Here’s a telling anecdote.  As I was writing this essay in grassy park in Colorado Springs, an elderly woman came and sat at my table.  During the course of our conversation, I asked her if she had voted in the last election.  She said never missed an election.  So I asked her what she thought about Prop. 103.  After a bit of memory jogging, she told me that she voted against it because she wanted to “shake ‘em up.”

This doesn’t jive with the usual explanation proffered by media sorts. Most self-styled experts were convinced that Prop. 103 failed because taxpayers didn’t want to further “stifle the economy.” Well, maybe.  It could be the case, however, that its failure was more than the collective harrumph of cash-strapped voters.  After all, these same voters raised their own taxes to pay for increased open space and trails at the same time they refused to give public education a dime.

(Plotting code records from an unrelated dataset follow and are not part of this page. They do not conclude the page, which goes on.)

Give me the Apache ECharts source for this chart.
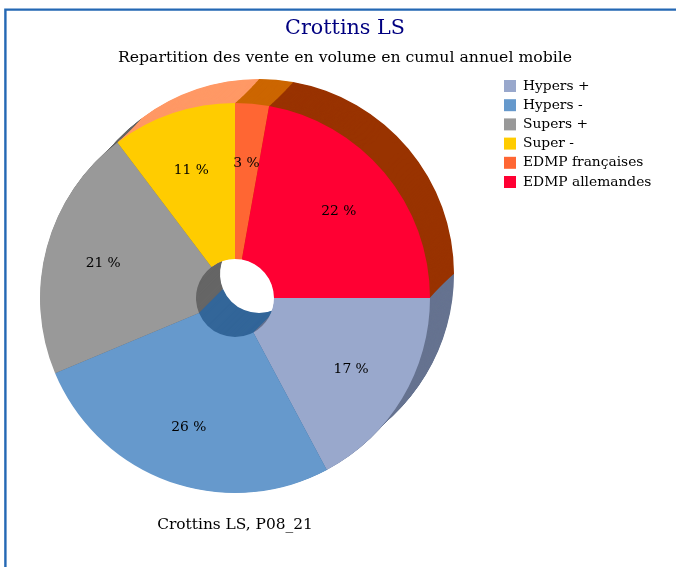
<!DOCTYPE html>
<html><head><meta charset="utf-8">
<style>html,body{margin:0;padding:0;background:#fff}#c{width:676px;height:567px}</style>
<script src="https://cdn.jsdelivr.net/npm/echarts@6/dist/echarts.min.js"></script>
</head><body><div id="c"></div>
<script>
const categories = ['Hypers +','Hypers -','Supers +','Super -','EDMP françaises','EDMP allemandes'];
const values = [17.2,26.5,21,10.3,2.8,22.2];
const shownPercent = [17,26,21,11,3,22];
const colors = ['#99A8CC','#6699CC','#999999','#FFCC00','#FF6633','#FF0033'];
const sideColors = ['#667390','#336699','#666666','#FF9966','#CC6600','#993300'];
const FONT = '"DejaVu Serif"';
const CX = 235, CY = 298, R0 = 39, R = 195, DEPTH = 24;
const chart = echarts.init(document.getElementById('c'),null,{renderer:'canvas'});
const named = categories.map((n,i)=>({name:n,value:values[i]}));
const depthLayers = [];
for (let d = DEPTH; d > 0; d -= 0.5) {
  // each layer passes through the points where the front and back discs cross
  const t = (d - DEPTH/2) * Math.SQRT2, tMax = DEPTH/2 * Math.SQRT2;
  const r = Math.sqrt(R*R - (tMax*tMax - t*t));
  depthLayers.push({type:'pie',silent:true,center:[CX+d,CY-d],radius:[R0,r],startAngle:0,color:sideColors,
    label:{show:false},labelLine:{show:false},data:values.slice(),z:1});
}
chart.setOption({
  animation:false,
  backgroundColor:'#fff',
  graphic:[{type:'rect',silent:true,z:-1,shape:{x:5.4,y:9.6,width:700,height:600},style:{fill:'#fff',stroke:'#2468B4',lineWidth:2.4}}],
  title:[
    {text:'Crottins LS',left:345,top:18,padding:0,textAlign:'center',textStyle:{fontFamily:FONT,fontSize:20.7,fontWeight:'normal',color:'#000080'}},
    {text:'Repartition des vente en volume en cumul annuel mobile',left:345,top:50,padding:0,textAlign:'center',textStyle:{fontFamily:FONT,fontSize:15.7,fontWeight:'normal',color:'#000'}},
    {text:'Crottins LS, P08_21',left:235,top:517,padding:0,textAlign:'center',textStyle:{fontFamily:FONT,fontSize:15.4,fontWeight:'normal',color:'#000'}}
  ],
  legend:{orient:'vertical',left:499,top:74,itemWidth:12,itemHeight:12,itemGap:5.2,icon:'rect',selectedMode:false,data:categories,
    textStyle:{fontFamily:FONT,fontSize:13.8,color:'#000',padding:[0,0,0,2]}},
  series:depthLayers.concat([
    {type:'pie',silent:true,center:[CX,CY],radius:[R0,R],startAngle:0,color:colors,label:{show:false},labelLine:{show:false},data:named,z:2},
    {type:'pie',silent:true,center:[CX-0.5,CY+1],radius:[71,195],startAngle:0,itemStyle:{color:'rgba(0,0,0,0)'},z:3,
      label:{show:true,position:'inside',fontFamily:FONT,fontSize:13.8,color:'#000',formatter:p=>shownPercent[p.dataIndex]+' %'},
      labelLine:{show:false},data:values.slice()}
  ])
});
</script></body></html>
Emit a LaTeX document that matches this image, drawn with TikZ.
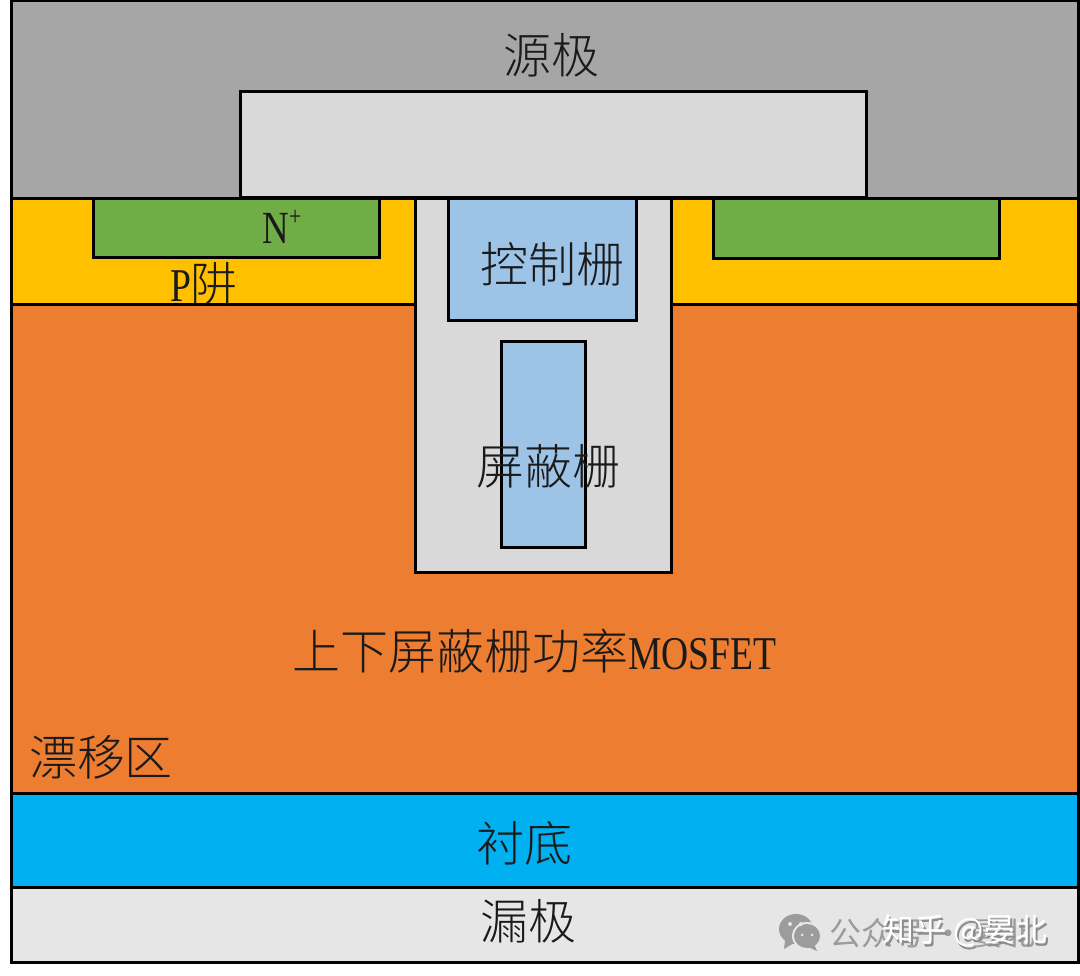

It is not the case that voters didn’t know what they were doing, that their harrumph was the result of ignorance.  Theirs was a thoughtful rejection. Voters knew the tax increase would have gone to public schools, and didn’t want their money used in that way. 

The truly confused players in the drama of Prop. 103 were its supporters, not voters. These blinkered champions of increased school funding seriously misread the mind(s) of voters.  Proponents presumed – wrongly – that voters wanted to fund education as it is, and by logical extension, would be willing to raise taxes to fund the way education is currently delivered.

Indulge me for a minute and read my $0.02 explanation of why Prop. 103 failed.  I think its failure is linked to three biggies: Homogeneity, proximity and values.  In our not-so-distant past, neighborhood schools were situated in physical communities that shared idiosyncratic information and values. Those were the days of regional accents, cultural distinctives and common educational goals. In those days, too, schools were seeped in the narrowly bracketed range of values that defined their supporting communities.  This regional particularity has been lost.

Today, instead of place-based neighborhoods, a sense of community likely is found among groups of like-minded individuals and families, drawn together because they conceive the world similarly and, in the case of education, want the same sort of learning for their children. This denotation isn’t contingent on address or neighborhood, but on something deeper and more constitutive. In an Internet age in which information is ubiquitous, it is easy to find communities of commonality. On the Internet and in other high-tech ways, families “meet up” with others who share their interests and values. Internet guru Doc Searls says we should look at the Internet as a place, but I can’t quite grok that.

It’s simply a fact that many families have their deepest roots in communities formed on the basis of core values, interests and likenesses.  They want their schools, small tutoring groups and other forms of educational delivery to reflect their communal ties. But a neighborhood-based school, by definition, runs counter to communities based on common values.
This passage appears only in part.